Ensuite, ils m’ont expliqué que ce n’était pas drôle et que du coup ils allaient procéder à la fouille du véhicule. Sur l’instant je ne connaissais pas bien mes droits, mais j’étais persuadé que la fouille d’un véhicule était une pratique réglementée. Et que celle-ci devait se faire sous une autorisation administrative. Je demanda alors à l’OPJ de me montrer le fameux arrêté préfectoral dont il me parlait et qui lui conférait le droit de fouiller mon véhicule sachant que je n’avais rien fait de suspect. À moins que le fait d’être un noir au volant d’une voiture électrique soit considéré par la police comme étant un comportement suspect ? L’OPJ et le second policier m’ont tout de suite dit de faire attention à mes mots car ils pourraient se retourner contre moi si jamais ils décidaient de porter plainte contre moi puisque je serais en train de les accuser de délit de faciès. 

Dites-moi vous ce que vous en pensez ? Car, arrêter en pleine capitale, un individu de couleur noir, au volant d’une voiture électrique parmi toutes les autres voitures présentes au feu rouge, sous prétexte qu’il pouvait potentiellement être un dealer arpentant les rues de Paris à la recherche de clients. 
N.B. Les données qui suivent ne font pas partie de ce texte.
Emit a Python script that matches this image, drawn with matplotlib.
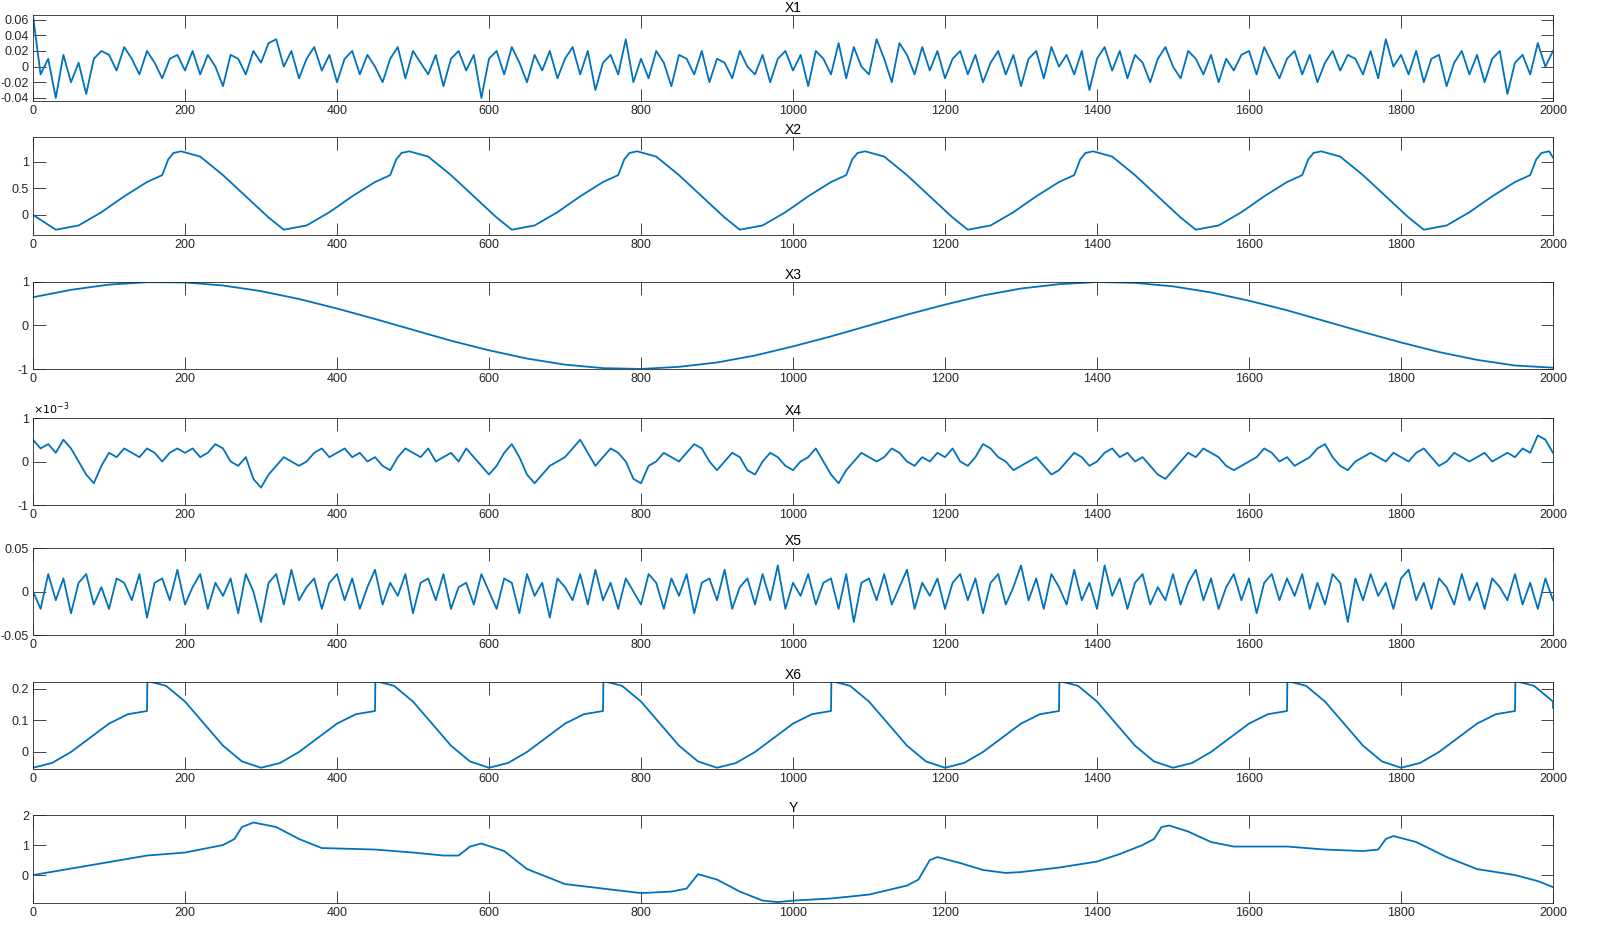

Franchement, on ne me l’a jamais faite celle-là. Je fais mes études sur Paris à la Sorbonne depuis 2017. Je sors très souvent sur Paris et ce tout arrondissement confondu. J’ai eu mon club d’athlétisme sur Paris, et j’ai travaillé à plusieurs reprises à la SNCF/RATP/BNP Paribas/Monoprix là-bas et je n’ai rien eu. C’est une ville que je connais très bien, et je n’y avais d’ailleurs jamais connu le moindre problème là-bas en 5 ans.